Dengan demikian, jika hasil uji klinik ini bisa diterima oleh badan otoritas obat di Amerika, FDA, maka diperkirakan dapat menjadi alternatif favipiravir yang digunakan saat ini di Indonesia.
"Namun demikian, karena tidak ada uji klinik yang membandingkan langsung head to head antara molnupiravir dengan favipiravir, tidak bisa dinyatakan mana yang lebih paten dari kedua obat tersebut," tegas Zullies.
Terkait dengan penggunaan di Indonesia, Zullies mengatakan pemerintah tampak sudah mulai bergerak untuk pendekatan kepada pabrikan obat ini, namun tentunya perlu menunggu prosedur yang harus dijalani.
"Sebelum digunakan di Indonesia, molnupiravir harus mendapatkan Emergency Use Authorization (EUA) dari BPOM yang akan diajukan oleh industri farmasi pengusungnya.

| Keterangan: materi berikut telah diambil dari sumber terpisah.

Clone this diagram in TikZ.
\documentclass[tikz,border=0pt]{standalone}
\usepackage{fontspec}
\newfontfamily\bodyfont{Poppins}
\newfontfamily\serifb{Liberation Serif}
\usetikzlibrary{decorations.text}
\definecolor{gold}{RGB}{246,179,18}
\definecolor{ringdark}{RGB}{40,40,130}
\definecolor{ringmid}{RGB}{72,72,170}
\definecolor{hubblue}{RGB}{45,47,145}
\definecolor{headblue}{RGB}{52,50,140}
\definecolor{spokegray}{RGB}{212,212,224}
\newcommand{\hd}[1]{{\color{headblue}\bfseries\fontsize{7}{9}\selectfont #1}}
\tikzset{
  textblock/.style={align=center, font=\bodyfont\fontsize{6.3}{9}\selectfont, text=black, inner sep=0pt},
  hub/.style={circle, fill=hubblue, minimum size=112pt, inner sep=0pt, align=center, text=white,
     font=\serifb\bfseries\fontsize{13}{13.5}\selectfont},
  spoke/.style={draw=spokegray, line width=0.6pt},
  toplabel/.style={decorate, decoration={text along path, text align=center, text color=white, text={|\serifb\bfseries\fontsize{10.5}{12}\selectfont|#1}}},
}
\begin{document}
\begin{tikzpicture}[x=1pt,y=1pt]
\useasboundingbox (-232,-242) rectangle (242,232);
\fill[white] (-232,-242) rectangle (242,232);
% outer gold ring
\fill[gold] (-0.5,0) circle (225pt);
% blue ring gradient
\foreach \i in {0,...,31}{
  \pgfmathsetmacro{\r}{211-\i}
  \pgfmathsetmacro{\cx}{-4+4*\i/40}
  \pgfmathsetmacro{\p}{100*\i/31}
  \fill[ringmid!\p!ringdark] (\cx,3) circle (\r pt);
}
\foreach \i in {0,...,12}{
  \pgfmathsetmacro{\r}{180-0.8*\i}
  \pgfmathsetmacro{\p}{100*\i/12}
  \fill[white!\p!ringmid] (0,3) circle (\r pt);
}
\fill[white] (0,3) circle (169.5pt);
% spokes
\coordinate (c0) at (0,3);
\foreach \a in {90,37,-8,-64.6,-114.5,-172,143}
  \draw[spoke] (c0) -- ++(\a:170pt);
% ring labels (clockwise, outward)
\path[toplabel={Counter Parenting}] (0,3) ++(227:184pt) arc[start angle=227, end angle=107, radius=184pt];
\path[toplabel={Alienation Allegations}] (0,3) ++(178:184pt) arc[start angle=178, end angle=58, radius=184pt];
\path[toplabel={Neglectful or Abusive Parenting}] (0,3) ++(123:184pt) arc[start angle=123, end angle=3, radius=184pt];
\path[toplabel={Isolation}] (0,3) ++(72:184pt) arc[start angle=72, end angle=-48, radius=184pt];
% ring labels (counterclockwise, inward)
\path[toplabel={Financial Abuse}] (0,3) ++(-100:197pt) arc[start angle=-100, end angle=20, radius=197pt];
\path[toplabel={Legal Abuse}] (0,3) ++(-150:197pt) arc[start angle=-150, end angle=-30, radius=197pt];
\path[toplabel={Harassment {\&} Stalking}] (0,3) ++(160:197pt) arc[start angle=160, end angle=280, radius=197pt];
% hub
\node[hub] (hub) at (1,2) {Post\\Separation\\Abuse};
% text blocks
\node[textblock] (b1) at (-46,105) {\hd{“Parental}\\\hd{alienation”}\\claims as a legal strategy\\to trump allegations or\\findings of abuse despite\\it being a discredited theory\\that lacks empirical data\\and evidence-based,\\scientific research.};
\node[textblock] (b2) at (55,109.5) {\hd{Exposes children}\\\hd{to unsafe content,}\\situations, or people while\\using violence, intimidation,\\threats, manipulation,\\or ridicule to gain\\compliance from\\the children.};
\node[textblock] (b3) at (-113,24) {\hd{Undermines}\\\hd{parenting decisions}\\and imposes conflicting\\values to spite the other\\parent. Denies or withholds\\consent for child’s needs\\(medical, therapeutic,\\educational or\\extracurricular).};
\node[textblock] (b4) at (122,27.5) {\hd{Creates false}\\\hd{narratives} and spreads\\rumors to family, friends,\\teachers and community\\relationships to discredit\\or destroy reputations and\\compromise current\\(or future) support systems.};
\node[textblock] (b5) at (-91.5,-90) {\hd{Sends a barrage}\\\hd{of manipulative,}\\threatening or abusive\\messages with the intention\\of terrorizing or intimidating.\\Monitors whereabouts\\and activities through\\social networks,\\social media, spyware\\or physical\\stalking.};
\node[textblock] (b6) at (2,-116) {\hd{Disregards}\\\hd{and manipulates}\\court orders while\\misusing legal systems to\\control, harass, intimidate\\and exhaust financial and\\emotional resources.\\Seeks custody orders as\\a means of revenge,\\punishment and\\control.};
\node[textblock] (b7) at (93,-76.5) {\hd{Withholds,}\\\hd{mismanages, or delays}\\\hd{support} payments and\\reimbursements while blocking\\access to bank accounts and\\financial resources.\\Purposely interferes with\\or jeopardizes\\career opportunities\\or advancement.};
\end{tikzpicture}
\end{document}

Apakah harus diuji klinik juga di Indonesia, hal itu tergantung dari kebijakan BPOM," jelas Zullies.
Jika data-data dari negara lain sudah dapat diterima, maka tidak harus melakukan uji klinik sendiri di Indonesia. Akan sangat baik jika kemudian industri farmasi di Indonesia dapat memperoleh lisensi untuk memproduksi sendiri di dalam negeri.
Bagaimanapun penemuan dan penelitian molnupiravir sebagai obat COVID-19 sangatlah menggembirakan, dan jika benar kasiatnya efektif menyembuhkan sakit akibat virus corona, ini jelas akan memberikan harapan besar dan juga untuk mengakhiri pandemi ini yang dampaknya luar biasa di segala bidang.